Holding — Ezra, C.J.
- The U.S. District Court for the District of Arizona held that McManus's claims for accounting malpractice and intentional interference were indeed barred by the statute of limitations and that he failed to adequately plead reliance in his constructive fraud and conspiracy claims.
Rule
- A cause of action for professional malpractice and intentional interference with contractual relations accrues when the plaintiff knows or should have known of the defendant's negligent conduct, and reliance must be adequately pleaded to support fraud claims.
Reasoning
- The U.S. District Court for the District of Arizona reasoned that the statute of limitations for McManus's claims began to run on February 1, 1995, when he filed a related shareholder rights action and was aware of the alleged improper accounting practices.

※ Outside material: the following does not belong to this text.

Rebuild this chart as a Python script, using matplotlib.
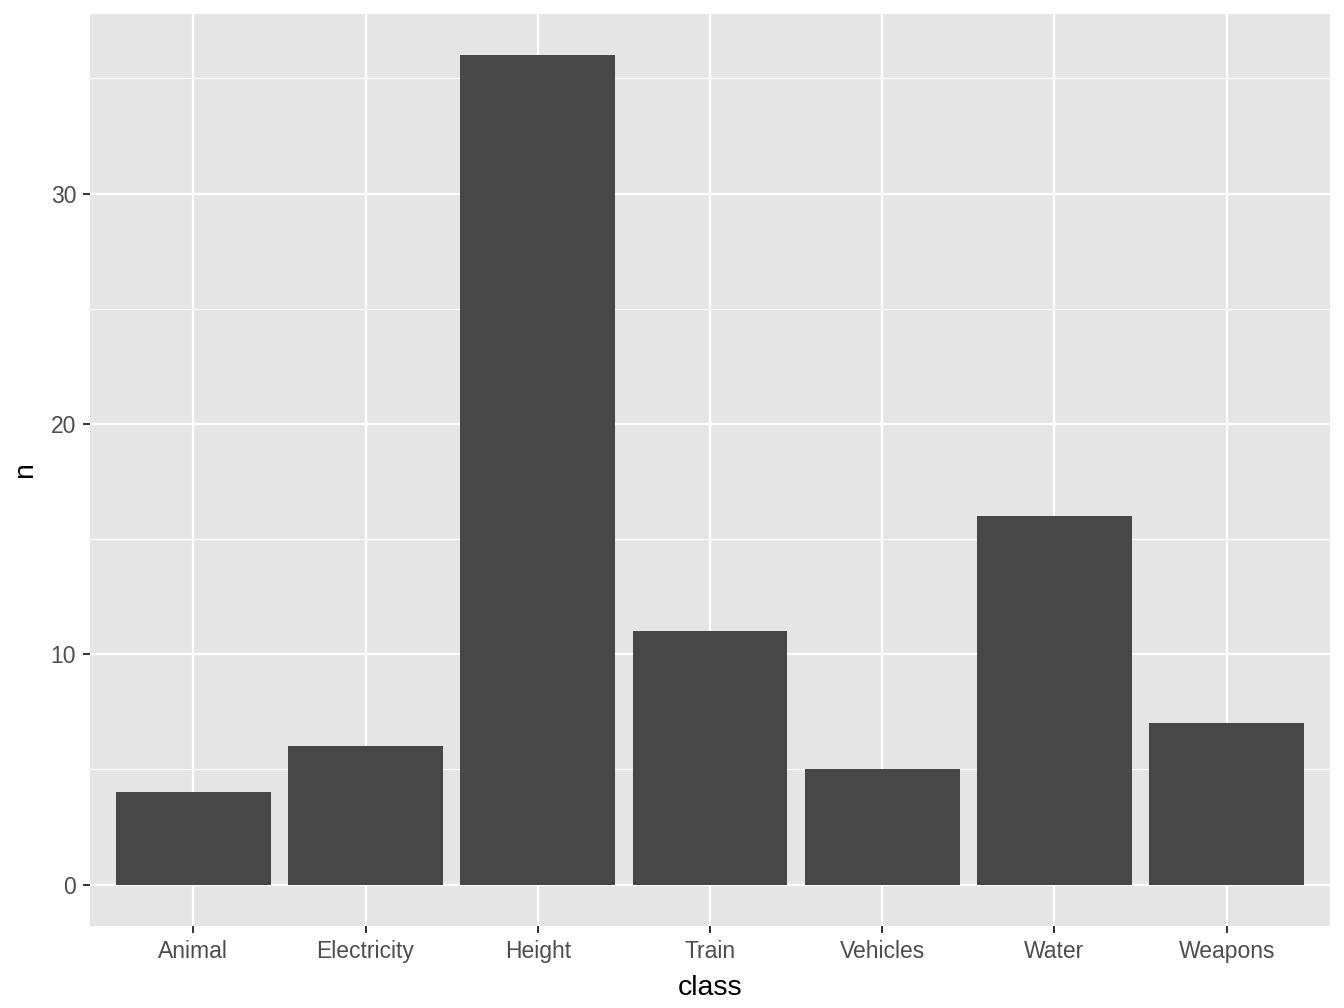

- The court found that McManus knew of the relevant facts surrounding his claims at that time and thus could not argue that his claims had not accrued until much later.

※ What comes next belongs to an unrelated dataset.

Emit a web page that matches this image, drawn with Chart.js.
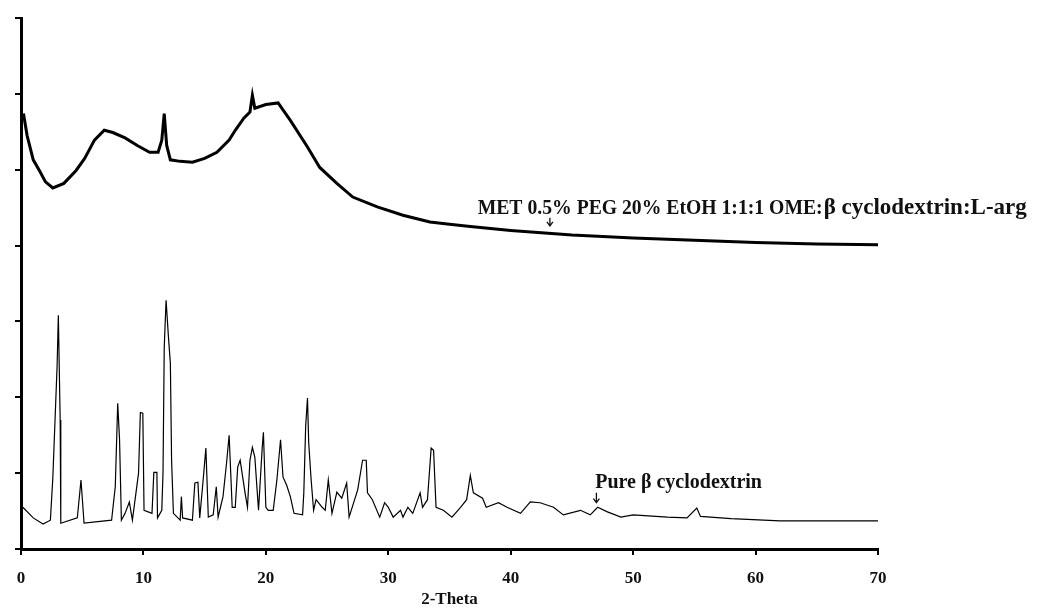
<!DOCTYPE html>
<html>
<head>
<meta charset="utf-8">
<script src="https://cdn.jsdelivr.net/npm/chart.js@4/dist/chart.umd.min.js"></script>
<style>
  body { margin: 0; background: #fff; }
  #wrap { width: 1041px; height: 610px; }
</style>
</head>
<body>
<div id="wrap"><canvas id="xrd"></canvas></div>
<script>
// 2-theta positions and relative intensities (arbitrary units)
const complexTheta = [0.2, 0.5, 1, 1.5, 2, 2.6, 3.5, 4.5, 5.2, 6, 6.8, 7.5, 8.5, 9.5, 10.5, 11.2, 11.5, 11.7, 11.9, 12.2,
  13, 14, 15, 16, 17, 17.5, 18.2, 18.7, 18.9, 19.1, 20, 21, 22, 23.4, 24.4, 25.8, 27.1, 29.1, 31.2, 33.4,
  35, 36.7, 40, 45, 50, 55, 60, 65, 70];
const complexIntensity = [5.74, 5.45, 5.13, 4.99, 4.84, 4.76, 4.82, 4.99, 5.15, 5.39, 5.52, 5.49, 5.42, 5.32, 5.23, 5.23, 5.39, 5.74, 5.32, 5.13,
  5.11, 5.10, 5.15, 5.23, 5.39, 5.52, 5.68, 5.76, 5.98, 5.81, 5.86, 5.88, 5.65, 5.30, 5.03, 4.82, 4.64, 4.51, 4.40, 4.31,
  4.28, 4.25, 4.20, 4.14, 4.10, 4.07, 4.04, 4.02, 4.01];

const pureTheta = [0.15, 1.0, 1.8, 2.4, 2.6, 2.95, 3.05, 3.2, 3.25, 4.6, 4.9, 5.15, 7.4, 7.7, 7.9, 8.05, 8.2, 8.5, 8.85, 9.1,
  9.6, 9.75, 9.95, 10.05, 10.7, 10.85, 11.1, 11.15, 11.5, 11.6, 11.7, 11.85, 12.05, 12.2, 12.3, 12.45, 13.0, 13.1, 13.2, 14.0,
  14.2, 14.45, 14.6, 14.9, 15.1, 15.3, 15.7, 15.95, 16.1, 16.5, 16.8, 17.0, 17.25, 17.5, 17.7, 17.9, 18.3, 18.5, 18.7, 18.9,
  19.1, 19.4, 19.7, 19.8, 20.0, 20.2, 20.6, 20.9, 21.2, 21.4, 21.7, 22.0, 22.3, 23.0, 23.1, 23.25, 23.4, 23.5, 23.7, 23.9,
  24.1, 24.6, 24.85, 25.1, 25.4, 25.8, 26.2, 26.6, 26.8, 27.5, 27.9, 28.2, 28.3, 28.7, 29.3, 29.7, 30.0, 30.4, 31.0, 31.2,
  31.6, 32.0, 32.6, 32.8, 33.2, 33.5, 33.7, 33.9, 34.5, 35.2, 35.9, 36.4, 36.7, 36.95, 37.7, 38.0, 39.0, 39.7, 40.8, 41.6,
  42.4, 43.5, 44.3, 45.7, 46.5, 47.1, 47.9, 49.0, 50.0, 52.8, 54.4, 55.2, 55.5, 58, 62, 66, 70];
const pureIntensity = [0.55, 0.41, 0.33, 0.38, 0.94, 2.42, 3.08, 1.70, 0.34, 0.41, 0.91, 0.34, 0.38, 0.82, 1.92, 1.44, 0.38, 0.47, 0.62, 0.38,
  1.00, 1.80, 1.79, 0.51, 0.47, 1.01, 1.01, 0.41, 0.51, 1.01, 2.66, 3.28, 2.78, 2.45, 1.17, 0.47, 0.38, 0.69, 0.41, 0.38,
  0.87, 0.88, 0.41, 0.95, 1.33, 0.42, 0.45, 0.82, 0.42, 0.69, 1.15, 1.50, 0.55, 0.55, 1.08, 1.17, 0.74, 0.55, 1.17, 1.34,
  1.21, 0.51, 1.33, 1.54, 0.55, 0.51, 0.51, 0.91, 1.44, 0.95, 0.84, 0.69, 0.47, 0.45, 0.74, 1.61, 1.99, 1.40, 0.91, 0.51,
  0.65, 0.55, 0.51, 0.91, 0.47, 0.75, 0.67, 0.87, 0.42, 0.78, 1.17, 1.17, 0.74, 0.65, 0.42, 0.61, 0.55, 0.42, 0.51, 0.42,
  0.55, 0.47, 0.74, 0.55, 0.65, 1.33, 1.30, 0.55, 0.51, 0.42, 0.55, 0.65, 0.97, 0.74, 0.67, 0.55, 0.61, 0.55, 0.47, 0.62,
  0.61, 0.55, 0.45, 0.51, 0.45, 0.55, 0.49, 0.42, 0.45, 0.42, 0.41, 0.54, 0.43, 0.40, 0.37, 0.37, 0.37];

const xTicks = [0, 10, 20, 30, 40, 50, 60, 70];
const complexLabel = 'MET 0.5% PEG 20% EtOH 1:1:1 OME:';
const complexLabelTail = 'β cyclodextrin:L-arg';
const pureLabel = 'Pure β cyclodextrin';

function toPoints(xs, ys) {
    return xs.map((x, i) => ({ x: x, y: ys[i] }));
}

// text labels with little down arrows, placed in data coordinates
const annotations = {
    id: 'annotations',
    afterDatasetsDraw(chart) {
        const ctx = chart.ctx;
        const xs = chart.scales.x;
        const ys = chart.scales.y;
        ctx.save();
        ctx.fillStyle = '#111';
        ctx.strokeStyle = '#111';
        ctx.textBaseline = 'alphabetic';

        const px = xs.getPixelForValue(37.3);
        const py = ys.getPixelForValue(4.41);
        // the first part of the label is set in a narrower face in the original
        ctx.font = 'bold 21px "Liberation Serif"';
        const w = Math.min(ctx.measureText(complexLabel).width, 345);
        ctx.fillText(complexLabel, px, py, 345);
        ctx.font = 'bold 23px "Liberation Serif"';
        ctx.fillText(complexLabelTail, px + w + 1, py);

        ctx.font = 'bold 20px "Liberation Serif"';
        ctx.fillText(pureLabel, xs.getPixelForValue(46.9), ys.getPixelForValue(0.80));

        drawArrow(ctx, xs.getPixelForValue(43.2), ys.getPixelForValue(4.26), 8);
        drawArrow(ctx, xs.getPixelForValue(47.0), ys.getPixelForValue(0.61), 10);
        ctx.restore();
    }
};

function drawArrow(ctx, x, tipY, len) {
    ctx.lineWidth = 1.3;
    ctx.beginPath();
    ctx.moveTo(x, tipY - len);
    ctx.lineTo(x, tipY);
    ctx.moveTo(x - 3, tipY - 4);
    ctx.lineTo(x, tipY);
    ctx.lineTo(x + 3, tipY - 4);
    ctx.stroke();
}

new Chart(document.getElementById('xrd'), {
    type: 'line',
    data: {
        datasets: [{
            label: 'complex',
            data: toPoints(complexTheta, complexIntensity),
            borderColor: '#000',
            borderWidth: 3,
            pointRadius: 0,
            tension: 0
        }, {
            label: 'pure',
            data: toPoints(pureTheta, pureIntensity),
            borderColor: '#000',
            borderWidth: 1.2,
            pointRadius: 0,
            tension: 0
        }]
    },
    options: {
        responsive: true,
        maintainAspectRatio: false,
        animation: false,
        layout: { padding: { top: 18, right: 163, left: 0, bottom: 0 } },
        plugins: { legend: { display: false }, tooltip: { enabled: false } },
        scales: {
            x: {
                type: 'linear',
                min: 0,
                max: 70,
                afterBuildTicks: (scale) => { scale.ticks = xTicks.map(v => ({ value: v })); },
                afterFit: (scale) => { scale.height = 61; },
                border: { display: true, color: '#000', width: 3 },
                grid: { drawOnChartArea: false, drawTicks: true, tickLength: 6, color: '#000', lineWidth: 2 },
                ticks: { color: '#111', padding: 13, font: { family: 'Liberation Serif', weight: 'bold', size: 17 } },
                title: {
                    display: true,
                    text: '2-Theta',
                    color: '#111',
                    padding: { top: 0, bottom: 0 },
                    font: { family: 'Liberation Serif', weight: 'bold', size: 17 }
                }
            },
            y: {
                min: 0,
                max: 7,
                afterFit: (scale) => { scale.width = 21; },
                border: { display: true, color: '#000', width: 3 },
                grid: { drawOnChartArea: false, drawTicks: true, tickLength: 6, color: '#000', lineWidth: 2 },
                ticks: { display: false, stepSize: 1 }
            }
        }
    },
    plugins: [annotations]
});
</script>
</body>
</html>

- Additionally, the court determined that McManus's allegations of reliance were conclusory and insufficient, as he did not provide specific factual support for how he relied on the defendants’ actions.
- The court noted that McManus hired his own accountant before the defendants completed their financial statements, indicating that he did not rely on their work.

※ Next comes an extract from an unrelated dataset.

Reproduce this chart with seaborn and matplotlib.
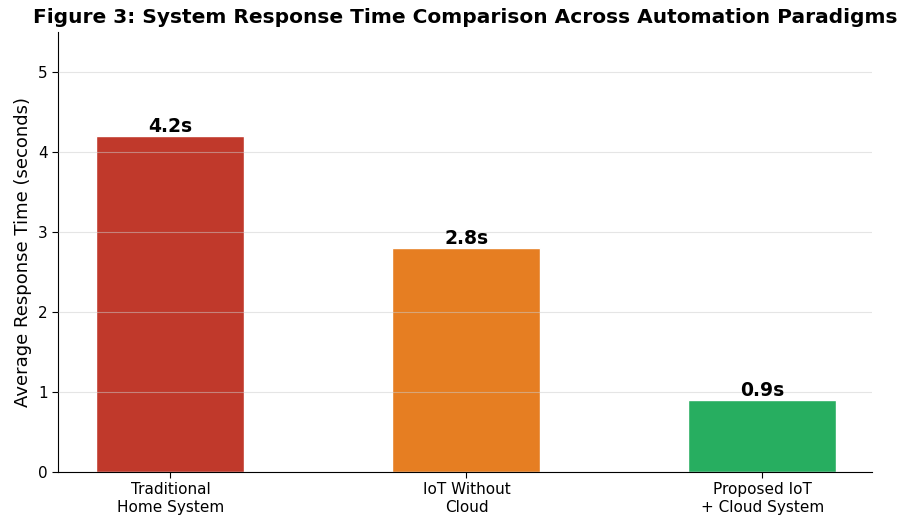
import matplotlib
matplotlib.use("Agg")
import matplotlib.pyplot as plt
import seaborn as sns
import pandas as pd

# Response time per automation paradigm
systems = ["Traditional\nHome System", "IoT Without\nCloud", "Proposed IoT\n+ Cloud System"]
response_times = [4.2, 2.8, 0.9]
value_labels = ["4.2s", "2.8s", "0.9s"]
bar_colors = ["#c0392b", "#e67e22", "#27ae60"]

df = pd.DataFrame({"system": systems, "time": response_times})

sns.set_style("white")
plt.rcParams["font.family"] = ["DejaVu Sans"]
plt.rcParams["text.color"] = "black"
plt.rcParams["axes.labelcolor"] = "black"
plt.rcParams["xtick.color"] = "black"
plt.rcParams["ytick.color"] = "black"

fig = plt.figure(figsize=(8.99, 5.17), dpi=100)
ax = fig.add_axes([58 / 899, 1 - 472 / 517, (872 - 58) / 899, (472 - 32) / 517])

sns.barplot(data=df, x="system", y="time", hue="system", palette=bar_colors,
            saturation=1, width=0.5, edgecolor="white", linewidth=1,
            legend=False, ax=ax)

for patch, lab in zip(ax.patches, value_labels):
    ax.text(patch.get_x() + patch.get_width() / 2, patch.get_height() + 0.0, lab,
            ha="center", va="bottom", fontsize=13.5, fontweight="bold", color="black")

ax.set_xlim(-0.38, 2.37)
ax.set_ylim(0, 5.5)
ax.set_yticks([0, 1, 2, 3, 4, 5])
ax.set_xlabel("")
ax.set_ylabel("Average Response Time (seconds)", fontsize=13)
ax.tick_params(axis="both", labelsize=11, length=4, color="black", left=True, bottom=True)
ax.set_axisbelow(False)
ax.yaxis.grid(True, color="#cccccc", alpha=0.5, linewidth=0.8)
ax.xaxis.grid(False)
sns.despine(ax=ax)
for s in ["left", "bottom"]:
    ax.spines[s].set_color("black")
    ax.spines[s].set_linewidth(0.8)

fig.suptitle("Figure 3: System Response Time Comparison Across Automation Paradigms",
             fontsize=14.5, fontweight="bold", x=0.518, y=0.984, va="top")

fig.savefig("out.png", dpi=100)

- As such, the court granted the motion to dismiss for both the statute of limitations issue and the failure to plead reliance adequately.
Deep Dive: How the Court Reached Its Decision
Statute of Limitations
The court determined that McManus's claims for accounting malpractice and intentional interference with contractual relations were barred by the statute of limitations, specifically Arizona's two-year statute. It reasoned that the statute of limitations began to run on February 1, 1995, when McManus filed a shareholder rights action and was aware of the alleged improper accounting practices. The court noted that McManus had knowledge of the relevant facts surrounding his claims at that time, which included the actions of American Express and Tiensvold regarding the financial statements of Peak Beam. The court highlighted that McManus had already alleged that the defendants engaged in improper accounting practices in his earlier complaint. As a result, it concluded that McManus could not later argue that his claims had not accrued until a much later date, as he was already aware of the material facts that supported his claims. Thus, the court found that his claims for accounting malpractice and tortious interference were time-barred and dismissed them on that basis.
Reliance in Fraud Claims
The court also addressed McManus's claims of constructive fraud and conspiracy to commit fraud, finding that he failed to adequately plead the element of reliance. Under Arizona law, a fraud claim requires proof of reliance on the representations made by the defendants, and this reliance must be substantiated with specific factual support. McManus's complaint merely contained a conclusory allegation stating that he placed confidence in the defendants' integrity, but it did not provide details on how he relied on their actions or why that reliance was reasonable. The court pointed out that McManus had hired his own accountant before the defendants completed their financial statements, which undermined any claim of reliance on the defendants' work. Given these circumstances, the court concluded that McManus's allegations regarding reliance were insufficient and did not meet the legal standard necessary to support his fraud claims. Consequently, the court dismissed these claims due to the lack of adequate pleading of reliance.
Conclusion of the Court
Ultimately, the court granted the defendants' motion to dismiss McManus's First Amended Complaint with prejudice. It found that both the statute of limitations barred his claims for accounting malpractice and intentional interference with contractual relations and that he failed to adequately plead reliance in his fraud claims. The court emphasized that the law does not require a plaintiff to have knowledge of every fact surrounding his claims before they accrue, but rather, the plaintiff must be aware of the material facts that give rise to the claims. As McManus had demonstrated awareness of such facts by February 1, 1995, his claims were deemed time-barred. Additionally, the court's scrutiny of the reliance element revealed a lack of specific factual support, leading to the dismissal of the fraud claims. The court's decision effectively concluded McManus's legal actions against the defendants in this matter.